Mannis: SABR Analytics Media Panel focuses on educating players, broadcasters

By Max Mannis

The seventh annual SABR Analytics Conference continued on Saturday, March 11, 2018, in Phoenix, Arizona. Saturday’s events featured more research presentations, panels, and a Lifetime Achievement Award being awarded to Pete Palmer, a pioneer of the sabermetric movement. 

Another highlight of the day was the Is the Media Doing its Part to Advance the Analytics Discussion? panel, with ESPN’s Boog Sciambi, The Athletic’s Eno Sarris, baseball author Rob Neyer, and moderator Brian Kenny of MLB Network.
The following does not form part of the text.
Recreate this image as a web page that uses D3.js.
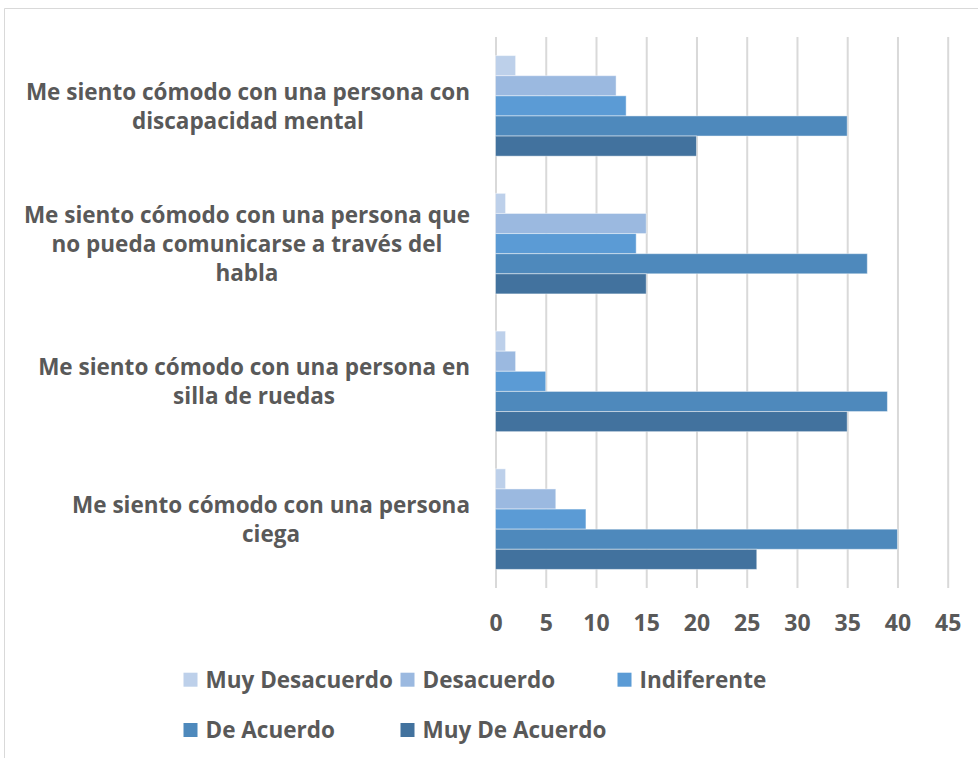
<!DOCTYPE html>
<html>
<head>
<meta charset="utf-8">
<script src="https://cdn.jsdelivr.net/npm/d3@7"></script>
<style>
  html, body { margin: 0; padding: 0; background: #fff; }
  svg text { font-family: "Open Sans", "Liberation Sans", sans-serif; font-weight: 700; fill: #595959; }
</style>
</head>
<body>
<div id="chart"></div>
<script>
const categories = [
  ["Me siento cómodo con una persona con", "discapacidad mental"],
  ["Me siento cómodo con una persona que", "no pueda comunicarse a través del", "habla"],
  ["Me siento cómodo con una persona en", "silla de ruedas"],
  ["Me siento cómodo con una persona", "ciega"]
];
const seriesNames = ["Muy Desacuerdo", "Desacuerdo", "Indiferente", "De Acuerdo", "Muy De Acuerdo"];
const seriesColors = ["#bdd0ea", "#9bb9e0", "#5b9bd5", "#4e89bc", "#42729e"];
// one array per series, same order as categories
const muyDesacuerdo = [2, 1, 1, 1];
const desacuerdo    = [12, 15, 2, 6];
const indiferente   = [13, 14, 5, 9];
const deAcuerdo     = [35, 37, 39, 40];
const muyDeAcuerdo  = [20, 15, 35, 26];
const xTicks = [0, 5, 10, 15, 20, 25, 30, 35, 40, 45];

const seriesValues = [muyDesacuerdo, desacuerdo, indiferente, deAcuerdo, muyDeAcuerdo];

const width = 978, height = 758;
const plot = { left: 495.5, right: 947.7, top: 37, bottom: 588 };

const svg = d3.select("#chart").append("svg")
  .attr("width", width)
  .attr("height", height);

// outer frame (right / bottom edges run off the picture)
svg.append("path")
  .attr("d", `M4.5,${height + 2} L4.5,8.5 L${width + 2},8.5`)
  .attr("fill", "none")
  .attr("stroke", "#d9d9d9")
  .attr("stroke-width", 1);

const x = d3.scaleLinear()
  .domain([0, 45])
  .range([plot.left, plot.right]);

const catIdx = categories.map((d, i) => i);

const y = d3.scaleBand()
  .domain(catIdx)
  .range([plot.top, plot.bottom])
  .paddingInner(0.27)
  .paddingOuter(0.135);

const ySeries = d3.scaleBand()
  .domain(seriesNames)
  .range([0, y.bandwidth()]);

// grid lines
const grid = svg.append("g")
  .attr("class", "grid-lines")
  .attr("transform", `translate(0, ${plot.bottom})`)
  .call(d3.axisBottom(x).tickValues(xTicks).tickFormat("").tickSize(-(plot.bottom - plot.top)));
grid.select(".domain").remove();
grid.selectAll("line")
  .attr("stroke", "#d9d9d9")
  .attr("stroke-width", 2);

// bars
const groups = svg.append("g").selectAll("g")
  .data(catIdx)
  .enter().append("g")
    .attr("transform", (i) => `translate(0, ${y(i)})`);

groups.selectAll("rect")
  .data((i) => seriesNames.map((s, k) => ({ series: s, k: k, value: seriesValues[k][i] })))
  .enter().append("rect")
    .attr("x", x(0))
    .attr("y", (d) => ySeries(d.series))
    .attr("width", (d) => x(d.value) - x(0))
    .attr("height", ySeries.bandwidth())
    .attr("fill", (d) => seriesColors[d.k])
    .attr("stroke", "#ffffff")
    .attr("stroke-opacity", 0.45)
    .attr("stroke-width", 1);

// x axis labels
const axis = svg.append("g")
  .attr("transform", `translate(0, ${plot.bottom})`)
  .call(d3.axisBottom(x).tickValues(xTicks).tickSize(0).tickPadding(0));
axis.select(".domain").remove();
axis.selectAll("text")
  .attr("y", 35)
  .attr("dy", "0.36em")
  .style("font-size", "23px")
  .style("font-family", "\"Open Sans\", sans-serif")
  .style("font-weight", 700)
  .attr("fill", "#595959");

// category labels: block right-aligned near the axis, lines centred in the block
const lineH = 29;
const labelRight = 470;
const labels = svg.append("g").selectAll("text")
  .data(catIdx)
  .enter().append("text")
    .attr("text-anchor", "middle")
    .style("font-size", "22.5px");

labels.each(function(i) {
  const lines = categories[i];
  const cy = y(i) + y.bandwidth() / 2;
  const t = d3.select(this);
  const spans = lines.map((ln, j) => t.append("tspan")
      .attr("y", cy + (j - (lines.length - 1) / 2) * lineH)
      .attr("dy", "0.38em")
      .text(ln));
  const maxW = d3.max(spans, (s) => s.node().getComputedTextLength());
  spans.forEach((s) => s.attr("x", labelRight - maxW / 2));
});

// legend
const legend = svg.append("g").selectAll("g")
  .data(seriesNames)
  .enter().append("g")
    .attr("transform", (d, i) => `translate(${183.5 + (i % 3) * 217}, ${679.7 + Math.floor(i / 3) * 50.3})`);

legend.append("rect")
  .attr("x", 0)
  .attr("y", -7)
  .attr("width", 14)
  .attr("height", 14)
  .attr("fill", (d, i) => seriesColors[i]);

legend.append("text")
  .attr("x", 22)
  .attr("y", 0)
  .attr("dy", "0.36em")
  .style("font-size", "22.5px")
  .text((d) => d);
</script>
</body>
</html>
Kenny opened the panel by asking the three panelists what baseball writers introduced them to sabermetrics and persuaded them to get on board with the analytical movement. Neyer explained that he loved sports as a kid and that he would read Sports Illustrated and articles in the local morning and evening newspapers, noting that this was “back when you had to get the evening paper to see the box score of the previous night’s game if it was on the west coast. … I was religious about all of them.”
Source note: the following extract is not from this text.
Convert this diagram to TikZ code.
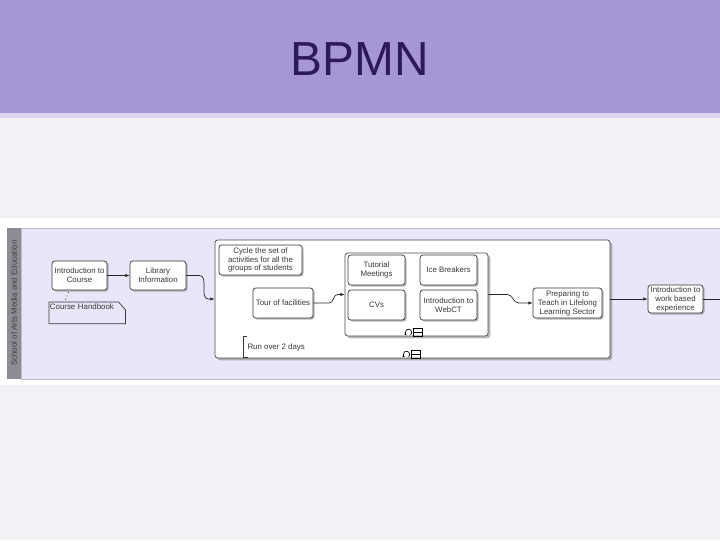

Everything changed for Neyer in 1984, when he went to college and first encountered Bill James’s writing. James’s work enthralled Neyer in such a way that he “knew this was for me.”

Sciambi, like Neyer, grew up as a sports fan, and recalled that his mother would leave the previous night’s Phillies score on his doorknob so that he would see it immediately when he woke up in the morning. He also remembered that when his parents had introduced to him the idea of a cruise, it seemed unappealing to him, mainly since he realized that people traveling on cruises had no way of knowing the box scores of the most recent baseball games. “I’ve never been on a cruise in my life,” Sciambi said with a smile.
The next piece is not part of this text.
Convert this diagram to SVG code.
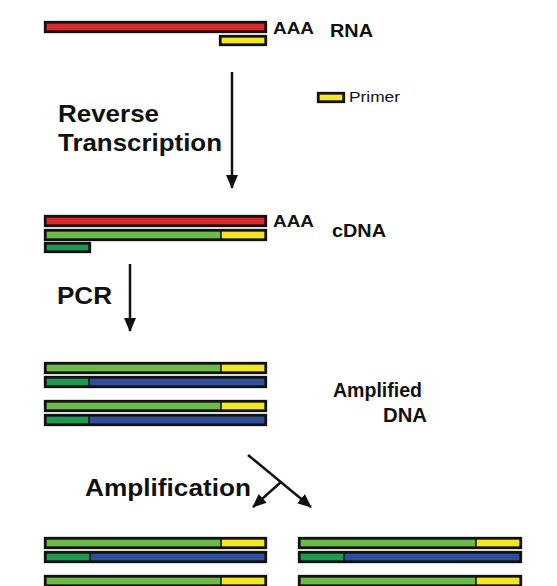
<svg xmlns="http://www.w3.org/2000/svg" width="557" height="586" viewBox="0 0 557 586">
<style>
.o{fill:none;stroke:#111;stroke-width:2.8}
.red{fill:#da2a2e}
.yel{fill:#f2e627}
.lg{fill:#6cba4a}
.dg{fill:#1e9850}
.bl{fill:#2f4f9b}
.sp{stroke:#111;stroke-width:1.5}
.t{font-family:"Liberation Sans",Arial,sans-serif;font-weight:bold;fill:#111}
.n{font-family:"Liberation Sans",Arial,sans-serif;fill:#111}
.c{stroke:#111;stroke-width:2.5;fill:none;marker-end:url(#ah)}
</style>
<defs>
<marker id="ah" viewBox="0 0 14 12" refX="13" refY="6" markerWidth="14" markerHeight="12" markerUnits="userSpaceOnUse" orient="auto">
<path d="M0,0 L14,6 L0,12 z" fill="#111"/>
</marker>
</defs>
<rect width="557" height="586" fill="#fff"/>

<g id="rna">
<rect class="red" x="45" y="22" width="221" height="10"/>
<rect class="o" x="45.25" y="22.25" width="220.5" height="9.5"/>
<rect class="yel" x="220" y="36" width="46" height="9"/>
<rect class="o" x="220.25" y="36.25" width="45.5" height="8.5"/>
<text class="t" x="273" y="34" font-size="17" textLength="41" lengthAdjust="spacingAndGlyphs">AAA</text>
<text class="t" x="330" y="37" font-size="19" textLength="43" lengthAdjust="spacingAndGlyphs">RNA</text>
</g>

<g id="legend">
<rect class="yel" x="318" y="93" width="26" height="9"/>
<rect class="o" x="318.25" y="93.25" width="25.5" height="8.5"/>
<text class="n" x="349" y="102" font-size="14" textLength="51" lengthAdjust="spacingAndGlyphs">Primer</text>
</g>

<g id="rt-label">
<text class="t" x="58" y="122" font-size="24" textLength="101" lengthAdjust="spacingAndGlyphs">Reverse</text>
<text class="t" x="58" y="151" font-size="24" textLength="164" lengthAdjust="spacingAndGlyphs">Transcription</text>
</g>

<g id="cdna">
<rect class="red" x="45" y="216" width="221" height="10"/>
<rect class="o" x="45.25" y="216.25" width="220.5" height="9.5"/>
<rect class="lg" x="45" y="230" width="176" height="10"/>
<rect class="yel" x="221" y="230" width="45" height="10"/>
<line class="sp" x1="221" y1="230" x2="221" y2="240"/>
<rect class="o" x="45.25" y="230.25" width="220.5" height="9.5"/>
<rect class="dg" x="45" y="243" width="45" height="9"/>
<rect class="o" x="45.25" y="243.25" width="44.5" height="8.5"/>
<text class="t" x="273" y="227" font-size="17" textLength="41" lengthAdjust="spacingAndGlyphs">AAA</text>
<text class="t" x="332" y="237" font-size="19" textLength="54" lengthAdjust="spacingAndGlyphs">cDNA</text>
</g>

<g id="pcr-label">
<text class="t" x="57" y="304" font-size="23" textLength="55" lengthAdjust="spacingAndGlyphs">PCR</text>
</g>

<g id="amplified">
<rect class="lg" x="45" y="363" width="176" height="10"/>
<rect class="yel" x="221" y="363" width="45" height="10"/>
<line class="sp" x1="221" y1="363" x2="221" y2="373"/>
<rect class="o" x="45.25" y="363.25" width="220.5" height="9.5"/>
<rect class="dg" x="45" y="377" width="44" height="10"/>
<rect class="bl" x="89" y="377" width="177" height="10"/>
<line class="sp" x1="89" y1="377" x2="89" y2="387"/>
<rect class="o" x="45.25" y="377.25" width="220.5" height="9.5"/>
<rect class="lg" x="45" y="401" width="176" height="10"/>
<rect class="yel" x="221" y="401" width="45" height="10"/>
<line class="sp" x1="221" y1="401" x2="221" y2="411"/>
<rect class="o" x="45.25" y="401.25" width="220.5" height="9.5"/>
<rect class="dg" x="45" y="415" width="44" height="10"/>
<rect class="bl" x="89" y="415" width="177" height="10"/>
<line class="sp" x1="89" y1="415" x2="89" y2="425"/>
<rect class="o" x="45.25" y="415.25" width="220.5" height="9.5"/>
<text class="t" x="333" y="397" font-size="20" textLength="89" lengthAdjust="spacingAndGlyphs">Amplified</text>
<text class="t" x="383" y="422" font-size="20" textLength="44" lengthAdjust="spacingAndGlyphs">DNA</text>
</g>

<g id="amp-label">
<text class="t" x="85" y="496" font-size="24" textLength="166" lengthAdjust="spacingAndGlyphs">Amplification</text>
</g>

<g id="left-copy">
<rect class="lg" x="45" y="538" width="176" height="10"/>
<rect class="yel" x="221" y="538" width="45" height="10"/>
<line class="sp" x1="221" y1="538" x2="221" y2="548"/>
<rect class="o" x="45.25" y="538.25" width="220.5" height="9.5"/>
<rect class="dg" x="45" y="552" width="45" height="10"/>
<rect class="bl" x="90" y="552" width="176" height="10"/>
<line class="sp" x1="90" y1="552" x2="90" y2="562"/>
<rect class="o" x="45.25" y="552.25" width="220.5" height="9.5"/>
<rect class="lg" x="45" y="576" width="176" height="10"/>
<rect class="yel" x="221" y="576" width="45" height="10"/>
<line class="sp" x1="221" y1="576" x2="221" y2="586"/>
<rect class="o" x="45.25" y="576.25" width="220.5" height="9.5"/>
</g>

<g id="right-copy">
<rect class="lg" x="299" y="538" width="177" height="10"/>
<rect class="yel" x="476" y="538" width="45" height="10"/>
<line class="sp" x1="476" y1="538" x2="476" y2="548"/>
<rect class="o" x="299.25" y="538.25" width="221.5" height="9.5"/>
<rect class="dg" x="299" y="552" width="45" height="10"/>
<rect class="bl" x="344" y="552" width="177" height="10"/>
<line class="sp" x1="344" y1="552" x2="344" y2="562"/>
<rect class="o" x="299.25" y="552.25" width="221.5" height="9.5"/>
<rect class="lg" x="299" y="576" width="177" height="10"/>
<rect class="yel" x="476" y="576" width="45" height="10"/>
<line class="sp" x1="476" y1="576" x2="476" y2="586"/>
<rect class="o" x="299.25" y="576.25" width="221.5" height="9.5"/>
</g>

<g id="connectors">
<line class="c" x1="232" y1="72" x2="232" y2="188"/>
<line class="c" x1="130" y1="264" x2="130" y2="331"/>
<line class="c" x1="248" y1="455" x2="311" y2="507"/>
<line class="c" x1="281" y1="482" x2="253" y2="507"/>
</g>
</svg>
Kenny later asked why players who move into the broadcast booth were among the most “resistant” people within the baseball industry to embrace the sabermetrics movement.

Sarris explained that “numbers represent ‘management’ to players, a lot of times. Numbers represent someone trying to put a number on you … to reduce you to one stat.”

He said the sabermetric movement can benefit by educating players on what advanced metrics can teach them. “The more we do that, the more I think there will be sort of a healthy relationship between front offices and players, and players who become analysts, and the numbers.”